There are many misconceptions about time and estimating in Agile teams. One I hear all the time is that story points are no use as an estimation metric unless they are standardised across the organisation. Another is that story points must ultimately equate to time. Another is that story points are the only valid way of estimation. Another is that estimation is always necessary.

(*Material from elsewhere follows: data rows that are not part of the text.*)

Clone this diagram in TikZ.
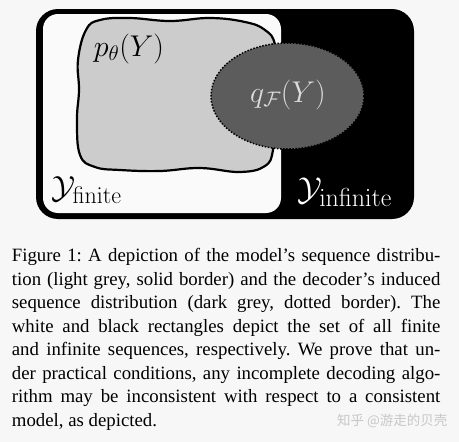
\RequirePackage{fix-cm}
\documentclass[tikz,border=0pt]{standalone}
\usepackage[no-math]{fontspec}
\setmainfont{Liberation Serif}
\newfontfamily\cjkfont{Noto Sans CJK SC}
\usepackage{tikz}
\DeclareMathSizes{32}{32}{24}{18}
\DeclareMathSizes{33}{33}{26}{19}

\newcommand{\capline}[1]{\makebox[428.5pt][s]{#1}}

\tikzset{
  setlabel/.style={inner sep=0pt,font=\fontsize{32}{36}\selectfont},
  distlabel/.style={inner sep=0pt,font=\fontsize{30}{34}\selectfont},
}

\begin{document}
\begin{tikzpicture}[x=1pt,y=-1pt]
  \useasboundingbox[fill=black!3] (0,0) rectangle (459,442);
%Infinite set
  \fill[black,rounded corners=22pt] (36,9) rectangle (414,219);
%Finite set
  \fill[black!2,rounded corners=15pt] (43,14) rectangle (281,213);
% model distribution
  \draw[line width=2.2pt,fill=black!20] plot[smooth cycle,tension=0.7] coordinates {
    (78,60) (86,30) (100,20) (130,18) (170,21) (210,18) (245,22) (265,30)
    (275,45) (276,80) (274,120) (273,150) (265,166) (240,172) (200,168)
    (160,171) (120,170) (95,167) (80,155) (77,120) (79,90)};
  \node[distlabel] (ptheta) at (129,48.5) {$p_\theta(Y)$};
% decoder distribution
  \draw[fill=black!64,line width=1.5pt,dash pattern=on 1.5pt off 1.6pt] (287.5,96) ellipse [x radius=76.5,y radius=53];
  \node[distlabel,text=black!14] (qF) at (288,95) {$q_{\mathcal{F}}(Y)$};
% set labels
  \node[setlabel,anchor=base west] (yfin) at (51,198) {$\mathcal{Y}_{\mathrm{finite}}$};
  \node[setlabel,font=\fontsize{33}{36}\selectfont,anchor=base west,text=white] (yinf) at (297,200) {$\mathcal{Y}_{\mathrm{infinite}}$};
%Caption
  \node[anchor=north west,inner sep=0pt,align=left,
        font=\fontsize{18.8}{23.5}\selectfont\frenchspacing] (caption) at (11.7,248.5) {%
    \capline{Figure 1: A depiction of the model’s sequence distribu-}\\
    \capline{tion (light grey, solid border) and the decoder’s induced}\\
    \capline{sequence distribution (dark grey, dotted border). The}\\
    \capline{white and black rectangles depict the set of all finite}\\
    \capline{and infinite sequences, respectively. We prove that un-}\\
    \capline{der practical conditions, any incomplete decoding algo-}\\
    \capline{rithm may be inconsistent with respect to a consistent}\\
    model, as depicted.};
%watermark
  \node[anchor=west,inner sep=0pt,text=black!22,font=\cjkfont\fontsize{13.5}{14}\selectfont] (mark) at (337,421) {知乎 @游走的贝壳};
\end{tikzpicture}
\end{document}
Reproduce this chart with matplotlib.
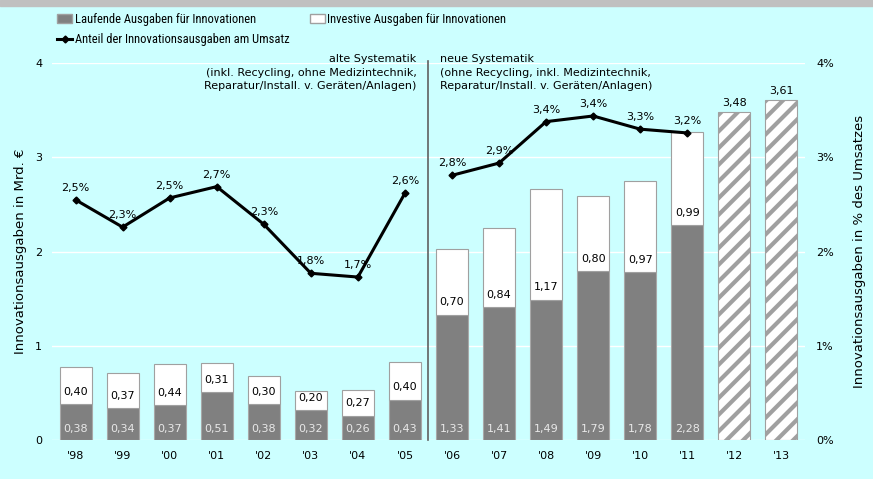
import numpy as np
import matplotlib.pyplot as plt
from matplotlib.patches import Patch
from matplotlib.lines import Line2D
from matplotlib import font_manager

# Daten
jahre = ["'98", "'99", "'00", "'01", "'02", "'03", "'04", "'05",
         "'06", "'07", "'08", "'09", "'10", "'11", "'12", "'13"]
laufend = [0.38, 0.34, 0.37, 0.51, 0.38, 0.32, 0.26, 0.43,
           1.33, 1.41, 1.49, 1.79, 1.78, 2.28]
investiv = [0.40, 0.37, 0.44, 0.31, 0.30, 0.20, 0.27, 0.40,
            0.70, 0.84, 1.17, 0.80, 0.97, 0.99]
plan = [3.48, 3.61]
anteil_alt = [2.55, 2.26, 2.57, 2.69, 2.29, 1.77, 1.73, 2.62]
anteil_neu = [2.81, 2.94, 3.38, 3.44, 3.30, 3.26]
anteil_labels = ["2,5%", "2,3%", "2,5%", "2,7%", "2,3%", "1,8%", "1,7%", "2,6%",
                 "2,8%", "2,9%", "3,4%", "3,4%", "3,3%", "3,2%"]

bg = "#CCFFFF"
plt.rcParams['hatch.color'] = "#8C8C8C"
plt.rcParams['hatch.linewidth'] = 3

# schmale Schrift fuer die Legende, falls vorhanden
namen = {f.name for f in font_manager.fontManager.ttflist}
leg_font = "DejaVu Sans"
for kandidat in ["Liberation Sans Narrow", "Roboto Condensed", "Roboto"]:
    if kandidat in namen:
        leg_font = kandidat
        break

fig = plt.figure(figsize=(8.73, 4.79), dpi=100, facecolor=bg)
ax = fig.add_axes([0.0596, 0.0814, 0.8624, 0.7866], facecolor=bg)
# grauer Streifen oben
fig.patches.append(plt.Rectangle((0, 0.987), 1, 0.013, transform=fig.transFigure,
                                 color="#C0C0C0", zorder=0))

x = np.arange(len(jahre))
n = len(laufend)
w = 0.68
ax.bar(x[:n], laufend, w, color="#808080", edgecolor="#A8A8A8", lw=0.8, zorder=2)
ax.bar(x[:n], investiv, w, bottom=laufend, color="white", edgecolor="#A0A0A0", lw=0.8, zorder=2)
ax.bar(x[n:], plan, w, color="white", edgecolor="#A0A0A0", lw=0.8, hatch="//", zorder=2)

fs = 8
for i in range(n):
    ax.text(x[i], 0.12, ("%.2f" % laufend[i]).replace(".", ","),
            ha="center", va="center", fontsize=fs, color="#E8E8E8", zorder=4)
    ax.text(x[i], laufend[i] + 0.13, ("%.2f" % investiv[i]).replace(".", ","),
            ha="center", va="center", fontsize=fs, color="black", zorder=4)
for i, v in enumerate(plan):
    ax.text(x[n + i], v + 0.04, ("%.2f" % v).replace(".", ","),
            ha="center", va="bottom", fontsize=fs, color="black", zorder=4)

# Anteil am Umsatz
ax.plot(x[:8], anteil_alt, color="black", lw=2.2, marker="D", ms=3.5, zorder=5)
ax.plot(x[8:n], anteil_neu, color="black", lw=2.2, marker="D", ms=3.5, zorder=5)
werte = anteil_alt + anteil_neu
for i, v in enumerate(werte):
    ax.annotate(anteil_labels[i], (x[i], v), xytext=(0, 5), textcoords="offset points",
                ha="center", va="bottom", fontsize=fs, zorder=6)

# Trennlinie
ax.plot([7.5, 7.5], [0, 4.02], color="#606060", lw=1.2, clip_on=False, zorder=3)
ax.text(7.25, 3.90, "alte Systematik\n(inkl. Recycling, ohne Medizintechnik,\nReparatur/Install. v. Geräten/Anlagen)",
        ha="right", va="center", fontsize=fs, linespacing=1.45)
ax.text(7.75, 3.90, "neue Systematik\n(ohne Recycling, inkl. Medizintechnik,\nReparatur/Install. v. Geräten/Anlagen)",
        ha="left", va="center", fontsize=fs, linespacing=1.45)

ax.set_xlim(-0.5, len(jahre) - 0.5)
ax.set_ylim(0, 4)
ax.set_xticks(x)
ax.set_xticklabels(jahre, fontsize=fs)
ax.set_yticks([0, 1, 2, 3, 4])
ax.set_yticklabels(["0", "1", "2", "3", "4"], fontsize=fs)
ax.tick_params(length=0, pad=8)
ax.tick_params(axis="y", pad=7)
ax.grid(axis="y", color="white", lw=1)
ax.set_axisbelow(True)
for s in ax.spines.values():
    s.set_visible(False)
ax.set_ylabel("Innovationsausgaben in Mrd. €", fontsize=9.5, labelpad=6)

ax2 = ax.twinx()
ax2.set_ylim(0, 4)
ax2.set_yticks([0, 1, 2, 3, 4])
ax2.set_yticklabels(["0%", "1%", "2%", "3%", "4%"], fontsize=fs)
ax2.tick_params(length=0, pad=8)
for s in ax2.spines.values():
    s.set_visible(False)
ax2.set_ylabel("Innovationsausgaben in % des Umsatzes", fontsize=9.5, labelpad=14)

# Legende
handles = [Patch(facecolor="#808080", edgecolor="#A0A0A0"),
           Line2D([], [], color="black", lw=2.2, marker="D", ms=3.5),
           Patch(facecolor="white", edgecolor="#A0A0A0")]
labels = ["Laufende Ausgaben für Innovationen",
          "Anteil der Innovationsausgaben am Umsatz",
          "Investive Ausgaben für Innovationen"]
fig.legend(handles, labels, ncol=2, loc="upper left", bbox_to_anchor=(0.060, 0.984),
           frameon=False, prop={"family": leg_font, "size": 9}, handlelength=1.2,
           handleheight=0.8, handletextpad=0.2, columnspacing=1.6, labelspacing=0.6,
           borderaxespad=0)

fig.savefig("out.png", dpi=100, facecolor=bg)
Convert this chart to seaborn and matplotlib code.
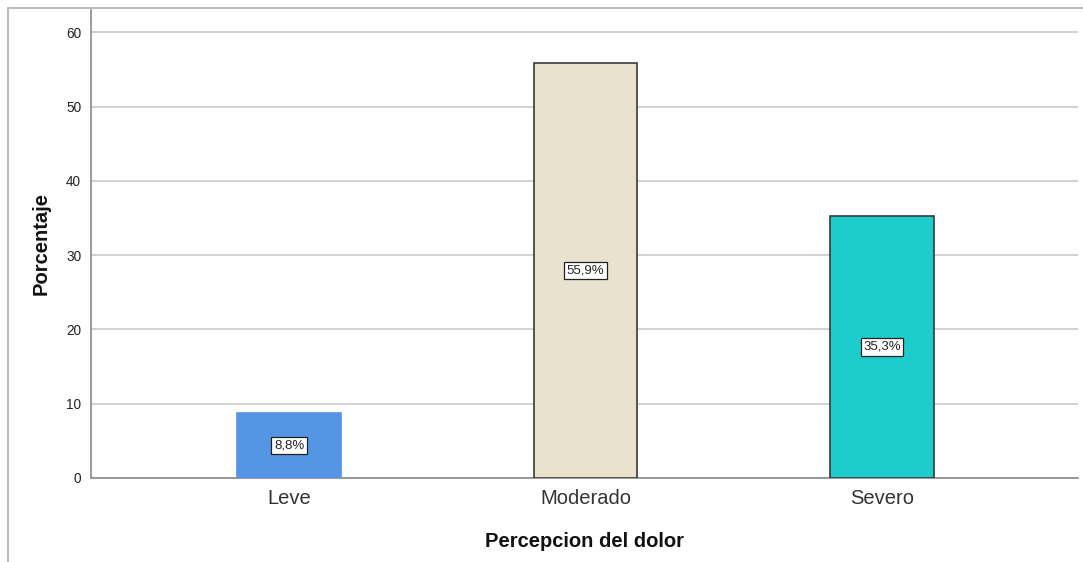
import matplotlib
matplotlib.use("Agg")
import matplotlib.pyplot as plt
import seaborn as sns
import pandas as pd
from matplotlib.lines import Line2D

categories = ["Leve", "Moderado", "Severo"]
percentages = [8.8, 55.9, 35.3]
bar_colors = ["#5495E5", "#E9E3CD", "#1DCDCB"]
edge_colors = ["#5495E5", "#3A3A3A", "#3A3A3A"]
y_ticks = [0, 10, 20, 30, 40, 50, 60]

df = pd.DataFrame({"categoria": categories, "porcentaje": percentages})

sns.set_theme(style="white")
plt.rcParams["font.family"] = ["Liberation Sans", "DejaVu Sans"]

fig = plt.figure(figsize=(10.83, 5.62), dpi=100)
ax = fig.add_axes([0.084, 0.1495, 0.9114, 0.8327])

sns.barplot(data=df, x="categoria", y="porcentaje", hue="categoria",
            palette=bar_colors, width=0.35, legend=False, ax=ax, zorder=3,
            saturation=1)

for patch, ec in zip(ax.patches, edge_colors):
    patch.set_edgecolor(ec)
    patch.set_linewidth(1.2)

# value labels at the middle of each bar
for i, v in enumerate(percentages):
    ax.text(i, v / 2, f"{v:.1f}%".replace(".", ","), ha="center", va="center",
            fontsize=9.5, color="#222222", zorder=5,
            bbox=dict(boxstyle="square,pad=0.2", facecolor="white",
                      edgecolor="#222222", linewidth=0.9))

ax.set_xlim(-0.668, 2.661)
ax.set_ylim(0, 63)
ax.set_yticks(y_ticks)
ax.yaxis.grid(True, color="#D2D2D2", linewidth=1.4, zorder=0)
ax.set_axisbelow(True)

ax.tick_params(axis="y", labelsize=9.8, colors="#222222", length=0, pad=7)
ax.tick_params(axis="x", labelsize=14.5, colors="#333333", length=0, pad=8)

for side in ["top", "right"]:
    ax.spines[side].set_visible(False)
for side in ["left", "bottom"]:
    ax.spines[side].set_color("#8A8A8A")
    ax.spines[side].set_linewidth(1.2)

ax.set_xlabel("Percepcion del dolor", fontsize=14.5, fontweight="bold",
              color="#111111", labelpad=17)
ax.set_ylabel("Porcentaje", fontsize=14.5, fontweight="bold",
              color="#111111", labelpad=11)

# outer chart frame (top and left edges)
fig.add_artist(Line2D([8 / 1083, 8 / 1083], [0.0, 1 - 8 / 562],
                      transform=fig.transFigure, color="#BDBDBD", linewidth=1.5))
fig.add_artist(Line2D([8 / 1083, 1.0], [1 - 8 / 562, 1 - 8 / 562],
                      transform=fig.transFigure, color="#BDBDBD", linewidth=1.5))

fig.savefig("out.png", dpi=100)
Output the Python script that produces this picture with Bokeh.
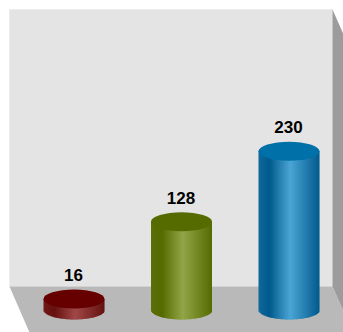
from bokeh.plotting import figure
from bokeh.models import Range1d
from bokeh.core.properties import value
from bokeh.embed import file_html
from bokeh.resources import INLINE

categories = ["A", "B", "C"]
values = [16, 128, 230]
labels = ["16", "128", "230"]
tops = ["#660000", "#556b00", "#0070a8"]
edge_l = ["#701818", "#5a7008", "#10689c"]
dark = ["#661010", "#556b00", "#005a8c"]
light = ["#a04848", "#92a548", "#4ba5d5"]

W, H = 343, 332
PX_PER_UNIT = 0.69
BASE_Y, STEP, X0 = 309.5, 107.5, 73.5
RX, RY = 30.5, 9.5

xs = lambda px: (px - X0) / STEP
ys = lambda py: (BASE_Y - py) / PX_PER_UNIT

p = figure(width=W, height=H, output_backend="svg", toolbar_location=None,
           x_range=Range1d(xs(0), xs(W)), y_range=Range1d(ys(H), ys(0)),
           min_border=0, outline_line_color=None, x_axis_type="linear")
p.axis.visible = False
p.grid.visible = False
p.background_fill_color = "white"
p.border_fill_color = "white"

# back wall, floor, side wall
p.patch([xs(v) for v in (9, 332, 332, 9)], [ys(v) for v in (9, 9, 286, 286)],
        fill_color="#e4e4e4", line_color="#ededed", line_width=1)
p.patch([xs(v) for v in (9, 332, 343, 343, 29)], [ys(v) for v in (286, 286, 311, 332, 332)],
        fill_color="#b9b9b9", line_color=None)
p.patch([xs(v) for v in (332, 343, 343, 332)], [ys(v) for v in (9, 34, 311, 286)],
        fill_color="#9c9c9c", line_color=None)

def hex2(c):
    return [int(c[i:i + 2], 16) for i in (1, 3, 5)]

def mix(a, b, t):
    a, b = hex2(a), hex2(b)
    return "#%02x%02x%02x" % tuple(round(a[i] + (b[i] - a[i]) * t) for i in range(3))

def shade(i, t):
    if t < 0.18:
        return mix(edge_l[i], dark[i], t / 0.18)
    if t < 0.52:
        return mix(dark[i], light[i], (t - 0.18) / 0.34)
    return mix(light[i], dark[i], (t - 0.52) / 0.48)

for i, v in enumerate(values):
    cx = X0 + STEP * i
    n = 61
    for k in range(n):
        t = (k + 0.5) / n
        dx = (t * 2 - 1) * RX
        sag = RY * (1 - (dx / RX) ** 2) ** 0.5
        left = cx + dx - RX / n
        right = cx + dx + RX / n + (0.6 if k < n - 1 else 0)
        p.quad(left=xs(left), right=xs(right),
               bottom=-sag / PX_PER_UNIT, top=v,
               fill_color=shade(i, t), line_color=None)
    p.ellipse(x=[i], y=[v], width=2 * RX / STEP, height=2 * RY / PX_PER_UNIT,
              fill_color=tops[i], line_color=None)
    p.text(x=[i], y=[v], text=[labels[i]], text_align="center", text_baseline="middle",
           x_offset=-0.5, y_offset=-24, text_font=value("Liberation Sans"), text_font_style="bold",
           text_font_size="17px", text_color="black")

open("out.html", "w").write(file_html(p, INLINE))
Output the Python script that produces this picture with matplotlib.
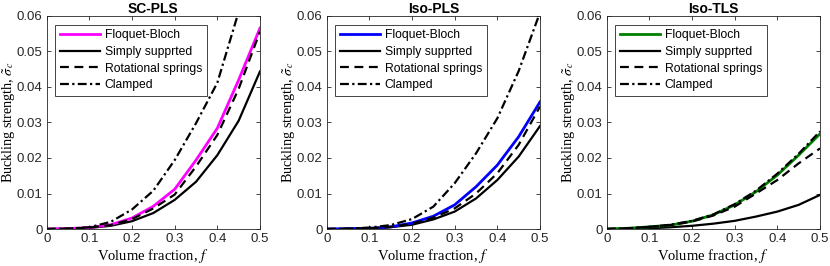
import matplotlib
matplotlib.use("Agg")
import matplotlib.pyplot as plt

plt.rcParams["mathtext.fontset"] = "stix"

f = [0.0, 0.05, 0.10, 0.15, 0.20, 0.25, 0.30, 0.35, 0.40, 0.45, 0.50]

titles = ["SC-PLS", "Iso-PLS", "Iso-TLS"]
fb_colors = ["#ff00ff", "#0000ff", "#008000"]

# SC-PLS
sc_fb = [0.0, 0.0001, 0.0004, 0.0012, 0.0031, 0.0064, 0.0112, 0.0194, 0.0284, 0.0420, 0.0566]
sc_ss = [0.0, 0.0001, 0.0003, 0.0009, 0.0022, 0.0045, 0.0082, 0.0133, 0.0208, 0.0305, 0.0444]
sc_rs = [0.0, 0.0001, 0.0004, 0.0011, 0.0028, 0.0058, 0.0097, 0.0176, 0.0265, 0.0395, 0.0556]
sc_cl = [0.0, 0.0001, 0.0005, 0.0020, 0.0055, 0.0108, 0.0194, 0.0298, 0.0412, 0.0612, 0.0820]

# Iso-PLS
ip_fb = [0.0, 0.0001, 0.0002, 0.0006, 0.0017, 0.0036, 0.0068, 0.0119, 0.0180, 0.0260, 0.0358]
ip_ss = [0.0, 0.0000, 0.0001, 0.0005, 0.0012, 0.0027, 0.0049, 0.0086, 0.0138, 0.0204, 0.0290]
ip_rs = [0.0, 0.0001, 0.0002, 0.0006, 0.0015, 0.0032, 0.0058, 0.0100, 0.0157, 0.0237, 0.0345]
ip_cl = [0.0, 0.0001, 0.0004, 0.0011, 0.0028, 0.0063, 0.0129, 0.0213, 0.0312, 0.0445, 0.0610]

# Iso-TLS
it_fb = [0.0, 0.0002, 0.0006, 0.0011, 0.0022, 0.0040, 0.0068, 0.0105, 0.0152, 0.0208, 0.0268]
it_ss = [0.0, 0.0001, 0.0002, 0.0005, 0.0009, 0.0015, 0.0023, 0.0035, 0.0049, 0.0068, 0.0096]
it_rs = [0.0, 0.0002, 0.0006, 0.0011, 0.0021, 0.0038, 0.0063, 0.0100, 0.0138, 0.0185, 0.0227]
it_cl = [0.0, 0.0002, 0.0006, 0.0012, 0.0023, 0.0041, 0.0070, 0.0108, 0.0156, 0.0212, 0.0275]

data = [
    (sc_fb, sc_ss, sc_rs, sc_cl),
    (ip_fb, ip_ss, ip_rs, ip_cl),
    (it_fb, it_ss, it_rs, it_cl),
]

legend_labels = ["Floquet-Bloch", "Simply supprted", "Rotational springs", "Clamped"]
xticks = [0, 0.1, 0.2, 0.3, 0.4, 0.5]
xticklabels = ["0", "0.1", "0.2", "0.3", "0.4", "0.5"]
yticks = [0, 0.01, 0.02, 0.03, 0.04, 0.05, 0.06]
yticklabels = ["0", "0.01", "0.02", "0.03", "0.04", "0.05", "0.06"]

fig = plt.figure(figsize=(8.3, 2.66), dpi=100)
lefts = [46.7 / 830, 326.7 / 830, 606.7 / 830]
axc = "#262626"
for i, left in enumerate(lefts):
    ax = fig.add_axes([left, 37 / 266, 213.3 / 830, 213 / 266])
    fb, ss, rs, cl = data[i]
    lw = 1.6
    ax.plot(f, fb, color=fb_colors[i], lw=2.0, label=legend_labels[0], zorder=3)
    ax.plot(f, ss, color="black", lw=lw, label=legend_labels[1], zorder=2)
    ax.plot(f, rs, color="black", lw=lw, ls=(0, (4, 2.5)), label=legend_labels[2], zorder=4)
    ax.plot(f, cl, color="black", lw=lw, ls=(0, (4, 1.5, 1, 1.5)), label=legend_labels[3], zorder=4)
    ax.set_xlim(0, 0.5)
    ax.set_ylim(0, 0.06)
    ax.set_xticks(xticks)
    ax.set_xticklabels(xticklabels, family="Liberation Sans", fontsize=9.5, color=axc)
    ax.set_yticks(yticks)
    ax.set_yticklabels(yticklabels, family="Liberation Sans", fontsize=9.5, color=axc)
    ax.tick_params(direction="in", top=True, right=True, length=3, width=0.6, color=axc, pad=3)
    for s in ax.spines.values():
        s.set_linewidth(0.6)
        s.set_color(axc)
    ax.set_xlabel(r"Volume fraction, $f$", family="Liberation Serif", fontsize=10.5, labelpad=1)
    ax.set_ylabel(r"Buckling strength, $\tilde{\sigma}_c$", family="Liberation Serif", fontsize=10.2)
    ax.yaxis.set_label_coords(-0.14, 0.5)
    ax.set_title(titles[i], family="Liberation Sans", fontweight="bold", fontsize=10, pad=2)
    leg = ax.legend(loc="upper left", bbox_to_anchor=(0.04, 0.96), prop={"family": "Liberation Sans", "size": 8.7},
                    handlelength=3.3, handletextpad=0.4, labelspacing=0.38, borderpad=0.4,
                    fancybox=False, framealpha=1, edgecolor=axc, borderaxespad=0)
    leg.get_frame().set_linewidth(0.6)

fig.savefig("out.png", dpi=100)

Story points are an abstract sizing metric, and are not intended to represent actual time. The problem with abstract sizing is that unless you have a standard applied across the organisation then nobody outside the Agile team can understand their meaning. The problem with standardisation is that it is usually only achievable by equating it with delivery time. The problem with equating story points with delivery time is that it is utterly bananas. The purpose story points serve is to allow for teams to understand the relative sizing of the stories in their backlog. This can allow them to prioritise work and plan accordingly. It can also be used as the basis of velocity calculation, where the number of story points delivered in a sprint will fluctuate over time as the nature of the team changes. I have italicised ‘can’ in the previous sentence because there is a common misconception that story points are required to measure velocity, but velocity can also be calculated by simply counting the number of stories delivered in a sprint. Obviously this approach doesn’t account for the complexity of what was delivered, but a) it usually averages out over time, and b) story points aren’t great at that either. There have been a very high number of retrospectives I’ve witnessed where the reason given for sprint failure was that the estimates were wrong. Complexity often emerges as the sprint evolves, it’s part of being agile! Revising the estimate to reflect the actual complexity of the story after it’s done just so that the velocity accurately reflects what was delivered is an anti-pattern I’ve witnessed on many occasions. The clue is in the word ‘estimate’!
The other thing to be aware of is that some things don’t bear estimation. You may want to time box certain R&D activities, but you can’t usually estimate them. Similarly, analysis work is usually unquantifiable: Rabbit holes often go quite a long way, but until you’ve explored them you don’t know that you know everything you need to know.
By all means estimate work, but don’t let estimates cripple your teams and/or your organisation.